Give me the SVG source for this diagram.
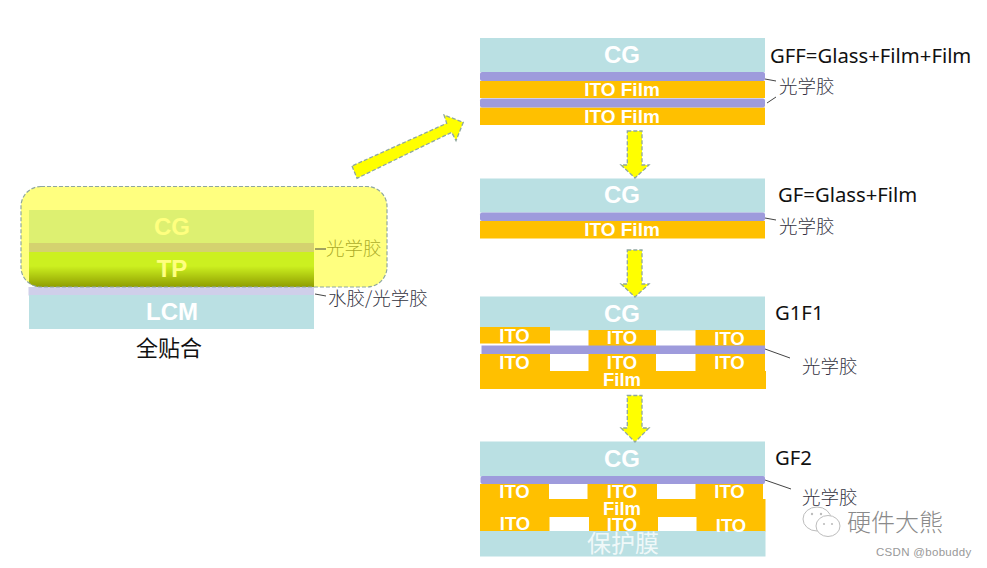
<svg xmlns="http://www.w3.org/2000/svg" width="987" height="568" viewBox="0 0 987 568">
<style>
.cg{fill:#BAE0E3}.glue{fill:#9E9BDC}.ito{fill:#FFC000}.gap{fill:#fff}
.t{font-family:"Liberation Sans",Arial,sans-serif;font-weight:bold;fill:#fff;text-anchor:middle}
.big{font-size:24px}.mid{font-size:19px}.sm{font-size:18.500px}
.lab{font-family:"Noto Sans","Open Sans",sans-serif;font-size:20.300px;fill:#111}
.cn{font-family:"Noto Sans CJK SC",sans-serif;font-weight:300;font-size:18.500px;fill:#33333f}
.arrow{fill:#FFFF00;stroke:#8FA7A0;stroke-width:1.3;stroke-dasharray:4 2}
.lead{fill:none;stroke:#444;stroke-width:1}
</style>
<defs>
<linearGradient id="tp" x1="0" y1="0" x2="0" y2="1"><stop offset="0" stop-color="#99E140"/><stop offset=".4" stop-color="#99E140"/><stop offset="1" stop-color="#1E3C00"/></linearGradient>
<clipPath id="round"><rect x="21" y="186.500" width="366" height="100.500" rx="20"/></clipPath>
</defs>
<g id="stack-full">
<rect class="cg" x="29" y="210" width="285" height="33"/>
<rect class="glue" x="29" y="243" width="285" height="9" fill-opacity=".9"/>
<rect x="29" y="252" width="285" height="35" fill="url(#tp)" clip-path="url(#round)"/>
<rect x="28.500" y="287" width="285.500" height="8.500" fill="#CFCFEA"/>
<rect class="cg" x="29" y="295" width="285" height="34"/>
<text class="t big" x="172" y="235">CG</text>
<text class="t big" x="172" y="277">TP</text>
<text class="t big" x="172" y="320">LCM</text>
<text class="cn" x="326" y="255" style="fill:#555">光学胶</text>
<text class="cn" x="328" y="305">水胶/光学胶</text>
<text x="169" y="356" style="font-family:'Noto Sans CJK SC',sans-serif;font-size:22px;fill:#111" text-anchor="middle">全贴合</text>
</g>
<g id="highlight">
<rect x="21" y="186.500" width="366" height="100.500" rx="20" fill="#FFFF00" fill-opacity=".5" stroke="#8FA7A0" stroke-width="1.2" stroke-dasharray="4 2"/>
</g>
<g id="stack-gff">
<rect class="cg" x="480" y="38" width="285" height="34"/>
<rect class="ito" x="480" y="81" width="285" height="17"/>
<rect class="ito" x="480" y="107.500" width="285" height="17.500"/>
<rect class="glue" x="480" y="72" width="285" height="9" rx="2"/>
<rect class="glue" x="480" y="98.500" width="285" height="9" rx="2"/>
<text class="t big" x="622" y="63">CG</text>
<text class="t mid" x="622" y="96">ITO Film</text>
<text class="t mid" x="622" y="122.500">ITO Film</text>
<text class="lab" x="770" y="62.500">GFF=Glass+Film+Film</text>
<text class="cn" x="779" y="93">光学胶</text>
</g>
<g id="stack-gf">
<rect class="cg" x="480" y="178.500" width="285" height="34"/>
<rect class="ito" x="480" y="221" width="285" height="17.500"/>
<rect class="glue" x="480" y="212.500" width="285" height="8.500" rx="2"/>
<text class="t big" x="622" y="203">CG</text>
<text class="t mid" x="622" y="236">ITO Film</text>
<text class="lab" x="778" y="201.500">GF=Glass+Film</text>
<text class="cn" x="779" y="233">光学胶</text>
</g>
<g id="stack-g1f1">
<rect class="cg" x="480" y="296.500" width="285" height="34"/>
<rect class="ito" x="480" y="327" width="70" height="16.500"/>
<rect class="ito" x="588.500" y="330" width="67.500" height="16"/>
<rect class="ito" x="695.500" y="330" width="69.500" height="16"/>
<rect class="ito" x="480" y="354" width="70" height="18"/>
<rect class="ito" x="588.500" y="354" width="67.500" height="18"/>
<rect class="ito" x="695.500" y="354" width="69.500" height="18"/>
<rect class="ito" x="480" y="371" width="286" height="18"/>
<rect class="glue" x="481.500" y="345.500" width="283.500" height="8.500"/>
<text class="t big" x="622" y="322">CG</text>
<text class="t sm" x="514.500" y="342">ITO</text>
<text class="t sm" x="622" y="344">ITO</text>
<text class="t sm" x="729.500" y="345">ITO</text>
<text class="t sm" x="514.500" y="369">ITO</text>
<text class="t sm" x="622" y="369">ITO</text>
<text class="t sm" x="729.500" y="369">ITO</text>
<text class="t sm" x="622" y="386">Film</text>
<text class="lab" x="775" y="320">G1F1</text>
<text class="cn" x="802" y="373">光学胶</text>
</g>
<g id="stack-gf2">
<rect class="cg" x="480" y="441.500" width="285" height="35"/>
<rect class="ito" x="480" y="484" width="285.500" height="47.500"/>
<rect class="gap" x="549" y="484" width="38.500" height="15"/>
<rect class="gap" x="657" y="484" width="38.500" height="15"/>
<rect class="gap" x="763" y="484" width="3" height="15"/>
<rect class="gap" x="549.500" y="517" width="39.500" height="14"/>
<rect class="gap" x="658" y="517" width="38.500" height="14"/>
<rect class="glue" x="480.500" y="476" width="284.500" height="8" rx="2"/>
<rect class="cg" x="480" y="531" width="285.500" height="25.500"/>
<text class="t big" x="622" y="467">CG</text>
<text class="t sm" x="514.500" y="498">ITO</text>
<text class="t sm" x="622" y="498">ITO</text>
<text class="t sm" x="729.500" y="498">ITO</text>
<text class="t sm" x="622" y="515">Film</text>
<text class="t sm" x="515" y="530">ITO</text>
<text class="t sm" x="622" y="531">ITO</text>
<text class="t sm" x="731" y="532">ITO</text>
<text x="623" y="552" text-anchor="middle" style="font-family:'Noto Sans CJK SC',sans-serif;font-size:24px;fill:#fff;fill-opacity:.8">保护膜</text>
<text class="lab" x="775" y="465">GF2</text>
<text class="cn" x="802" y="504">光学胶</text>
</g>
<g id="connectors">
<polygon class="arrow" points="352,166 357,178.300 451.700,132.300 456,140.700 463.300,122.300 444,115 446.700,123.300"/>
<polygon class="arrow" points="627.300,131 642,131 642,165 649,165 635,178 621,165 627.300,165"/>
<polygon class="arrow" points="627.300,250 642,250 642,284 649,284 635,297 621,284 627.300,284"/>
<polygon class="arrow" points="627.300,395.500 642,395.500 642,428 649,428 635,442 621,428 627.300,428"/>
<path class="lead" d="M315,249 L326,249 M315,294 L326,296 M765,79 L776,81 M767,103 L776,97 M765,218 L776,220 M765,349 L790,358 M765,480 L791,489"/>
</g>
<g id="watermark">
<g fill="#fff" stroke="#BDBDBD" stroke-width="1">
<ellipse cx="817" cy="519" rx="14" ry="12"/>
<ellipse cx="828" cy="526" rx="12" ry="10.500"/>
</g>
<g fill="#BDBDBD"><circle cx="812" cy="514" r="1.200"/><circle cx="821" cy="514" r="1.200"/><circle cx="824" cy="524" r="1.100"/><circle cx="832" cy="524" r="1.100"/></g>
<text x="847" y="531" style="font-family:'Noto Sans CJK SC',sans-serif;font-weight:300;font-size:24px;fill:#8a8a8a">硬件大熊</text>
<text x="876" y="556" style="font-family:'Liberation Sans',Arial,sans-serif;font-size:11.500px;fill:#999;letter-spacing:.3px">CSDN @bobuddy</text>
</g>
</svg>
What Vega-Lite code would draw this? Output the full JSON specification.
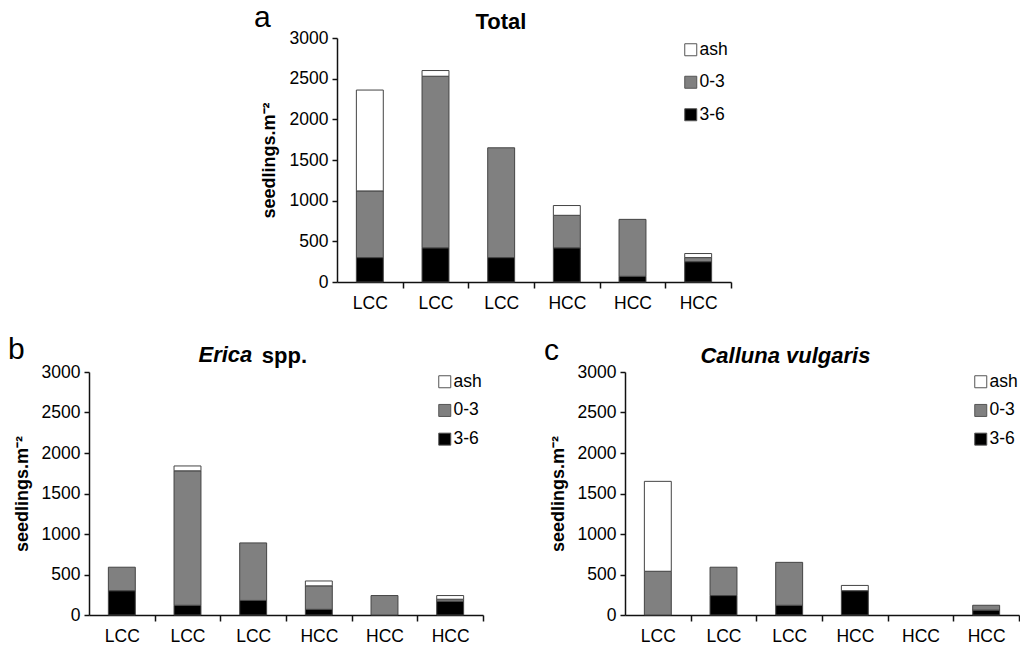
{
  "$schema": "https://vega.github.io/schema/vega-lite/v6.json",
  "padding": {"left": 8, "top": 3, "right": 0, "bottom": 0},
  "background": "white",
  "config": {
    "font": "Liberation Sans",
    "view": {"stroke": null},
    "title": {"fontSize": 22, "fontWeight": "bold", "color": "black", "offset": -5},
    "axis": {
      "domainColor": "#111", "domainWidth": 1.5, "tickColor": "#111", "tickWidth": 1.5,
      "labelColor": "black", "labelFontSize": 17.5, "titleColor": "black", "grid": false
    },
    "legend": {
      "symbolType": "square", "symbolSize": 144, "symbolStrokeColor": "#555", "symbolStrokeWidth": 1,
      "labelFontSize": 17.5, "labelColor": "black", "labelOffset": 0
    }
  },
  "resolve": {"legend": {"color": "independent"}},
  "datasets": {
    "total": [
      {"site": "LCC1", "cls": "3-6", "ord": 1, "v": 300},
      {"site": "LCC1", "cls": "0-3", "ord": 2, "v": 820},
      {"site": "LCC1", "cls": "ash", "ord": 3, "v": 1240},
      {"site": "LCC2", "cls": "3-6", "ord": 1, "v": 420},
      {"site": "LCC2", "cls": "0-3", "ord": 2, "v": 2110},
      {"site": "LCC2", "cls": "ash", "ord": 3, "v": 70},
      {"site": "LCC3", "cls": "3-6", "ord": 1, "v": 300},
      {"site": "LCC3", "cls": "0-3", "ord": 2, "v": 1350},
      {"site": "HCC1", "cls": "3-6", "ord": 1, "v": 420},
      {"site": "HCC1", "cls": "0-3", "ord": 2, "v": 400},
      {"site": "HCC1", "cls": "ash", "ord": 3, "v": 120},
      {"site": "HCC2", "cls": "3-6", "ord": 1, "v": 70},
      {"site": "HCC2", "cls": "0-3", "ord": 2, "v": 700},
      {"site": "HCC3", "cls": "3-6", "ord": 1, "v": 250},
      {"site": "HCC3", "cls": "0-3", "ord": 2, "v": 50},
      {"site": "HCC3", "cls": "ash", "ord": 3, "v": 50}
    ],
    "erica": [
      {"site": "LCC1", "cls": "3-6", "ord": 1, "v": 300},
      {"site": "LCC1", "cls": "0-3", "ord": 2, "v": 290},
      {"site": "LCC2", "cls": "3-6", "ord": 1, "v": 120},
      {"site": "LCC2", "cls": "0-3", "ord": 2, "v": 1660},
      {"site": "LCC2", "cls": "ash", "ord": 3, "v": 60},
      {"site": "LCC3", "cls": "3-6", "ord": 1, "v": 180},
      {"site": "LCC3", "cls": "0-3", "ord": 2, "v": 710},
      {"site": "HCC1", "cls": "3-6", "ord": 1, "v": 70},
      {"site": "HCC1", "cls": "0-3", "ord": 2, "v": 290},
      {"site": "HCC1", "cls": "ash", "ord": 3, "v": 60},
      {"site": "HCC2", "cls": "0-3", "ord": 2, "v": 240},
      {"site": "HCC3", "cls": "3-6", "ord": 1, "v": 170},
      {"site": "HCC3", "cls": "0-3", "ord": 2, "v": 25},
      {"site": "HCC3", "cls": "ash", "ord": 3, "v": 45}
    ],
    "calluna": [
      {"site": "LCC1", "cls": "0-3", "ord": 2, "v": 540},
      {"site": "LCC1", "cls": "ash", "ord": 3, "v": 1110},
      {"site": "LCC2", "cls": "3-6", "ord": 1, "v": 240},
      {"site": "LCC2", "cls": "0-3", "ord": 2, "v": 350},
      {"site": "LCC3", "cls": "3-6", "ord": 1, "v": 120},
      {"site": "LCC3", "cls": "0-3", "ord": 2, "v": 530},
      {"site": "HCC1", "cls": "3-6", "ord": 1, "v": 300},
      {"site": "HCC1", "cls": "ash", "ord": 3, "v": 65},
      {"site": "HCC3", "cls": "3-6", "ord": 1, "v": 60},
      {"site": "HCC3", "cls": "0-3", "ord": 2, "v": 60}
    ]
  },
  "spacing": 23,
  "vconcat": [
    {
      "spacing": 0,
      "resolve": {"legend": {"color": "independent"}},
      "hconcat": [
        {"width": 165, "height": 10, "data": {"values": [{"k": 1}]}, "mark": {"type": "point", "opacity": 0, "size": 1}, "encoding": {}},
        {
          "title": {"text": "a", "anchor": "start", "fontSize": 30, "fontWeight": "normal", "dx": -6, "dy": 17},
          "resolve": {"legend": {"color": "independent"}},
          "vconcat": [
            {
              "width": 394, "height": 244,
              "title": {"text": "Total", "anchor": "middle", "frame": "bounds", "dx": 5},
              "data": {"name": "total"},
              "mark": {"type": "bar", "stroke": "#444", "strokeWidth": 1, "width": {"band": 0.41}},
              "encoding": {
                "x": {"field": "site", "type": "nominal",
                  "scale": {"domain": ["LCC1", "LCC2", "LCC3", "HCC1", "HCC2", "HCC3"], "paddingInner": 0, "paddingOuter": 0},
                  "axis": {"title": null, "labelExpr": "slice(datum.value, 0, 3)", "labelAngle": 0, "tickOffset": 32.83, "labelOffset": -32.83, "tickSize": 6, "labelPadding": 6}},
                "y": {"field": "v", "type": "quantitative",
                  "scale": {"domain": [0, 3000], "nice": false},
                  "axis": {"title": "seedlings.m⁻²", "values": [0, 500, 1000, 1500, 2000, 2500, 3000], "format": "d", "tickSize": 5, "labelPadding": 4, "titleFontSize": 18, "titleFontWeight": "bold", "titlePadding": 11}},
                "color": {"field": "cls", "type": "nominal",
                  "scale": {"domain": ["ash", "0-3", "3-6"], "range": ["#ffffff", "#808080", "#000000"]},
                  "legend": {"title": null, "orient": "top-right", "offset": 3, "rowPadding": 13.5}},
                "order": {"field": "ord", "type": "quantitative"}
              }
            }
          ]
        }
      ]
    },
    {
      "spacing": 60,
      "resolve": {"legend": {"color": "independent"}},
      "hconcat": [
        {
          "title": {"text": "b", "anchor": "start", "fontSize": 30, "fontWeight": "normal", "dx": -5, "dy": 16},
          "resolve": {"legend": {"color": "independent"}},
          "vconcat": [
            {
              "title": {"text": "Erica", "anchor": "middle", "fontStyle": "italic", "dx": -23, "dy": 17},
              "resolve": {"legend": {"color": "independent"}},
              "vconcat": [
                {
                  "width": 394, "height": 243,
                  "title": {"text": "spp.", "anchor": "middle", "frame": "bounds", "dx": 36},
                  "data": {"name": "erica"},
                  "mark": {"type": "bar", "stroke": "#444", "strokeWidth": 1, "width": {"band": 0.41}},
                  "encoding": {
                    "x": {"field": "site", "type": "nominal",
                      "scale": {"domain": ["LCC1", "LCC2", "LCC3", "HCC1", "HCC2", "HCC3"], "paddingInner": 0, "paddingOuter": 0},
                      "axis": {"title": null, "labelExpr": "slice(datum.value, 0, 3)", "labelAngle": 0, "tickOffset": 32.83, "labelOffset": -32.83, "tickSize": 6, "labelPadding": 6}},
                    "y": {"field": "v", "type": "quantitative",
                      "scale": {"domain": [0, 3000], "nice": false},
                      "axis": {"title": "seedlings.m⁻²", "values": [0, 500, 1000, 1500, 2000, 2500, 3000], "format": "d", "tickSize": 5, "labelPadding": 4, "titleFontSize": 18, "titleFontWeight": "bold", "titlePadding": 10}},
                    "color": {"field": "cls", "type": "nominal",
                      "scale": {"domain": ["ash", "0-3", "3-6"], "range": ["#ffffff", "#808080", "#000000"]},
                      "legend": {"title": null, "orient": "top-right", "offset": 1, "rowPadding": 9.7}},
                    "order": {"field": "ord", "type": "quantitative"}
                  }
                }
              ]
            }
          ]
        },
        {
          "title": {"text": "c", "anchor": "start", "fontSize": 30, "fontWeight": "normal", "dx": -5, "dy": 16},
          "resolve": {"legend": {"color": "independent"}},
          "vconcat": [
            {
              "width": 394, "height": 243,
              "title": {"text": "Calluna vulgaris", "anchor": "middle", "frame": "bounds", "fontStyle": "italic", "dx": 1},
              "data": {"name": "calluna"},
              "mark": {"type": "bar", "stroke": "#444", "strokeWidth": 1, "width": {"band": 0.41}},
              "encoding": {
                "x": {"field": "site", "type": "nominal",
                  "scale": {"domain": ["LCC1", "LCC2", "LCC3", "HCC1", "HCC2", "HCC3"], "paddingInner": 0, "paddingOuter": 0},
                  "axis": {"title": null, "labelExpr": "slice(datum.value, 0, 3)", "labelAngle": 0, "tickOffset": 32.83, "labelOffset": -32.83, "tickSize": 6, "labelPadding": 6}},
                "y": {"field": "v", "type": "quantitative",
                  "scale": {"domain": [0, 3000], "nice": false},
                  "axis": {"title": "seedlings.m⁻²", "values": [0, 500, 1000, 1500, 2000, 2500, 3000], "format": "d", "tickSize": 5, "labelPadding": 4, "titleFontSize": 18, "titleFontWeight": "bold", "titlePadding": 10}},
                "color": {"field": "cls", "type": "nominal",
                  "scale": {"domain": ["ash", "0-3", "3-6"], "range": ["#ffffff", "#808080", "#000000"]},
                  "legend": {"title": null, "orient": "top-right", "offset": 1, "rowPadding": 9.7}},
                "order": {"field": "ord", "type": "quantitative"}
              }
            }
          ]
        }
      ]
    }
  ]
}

.....

To do - Copy each line holding the word "this" from the listing above.

Task result -
Give me the SVG source for this diagram.
What Vega-Lite code would draw this? Output the full JSON specification.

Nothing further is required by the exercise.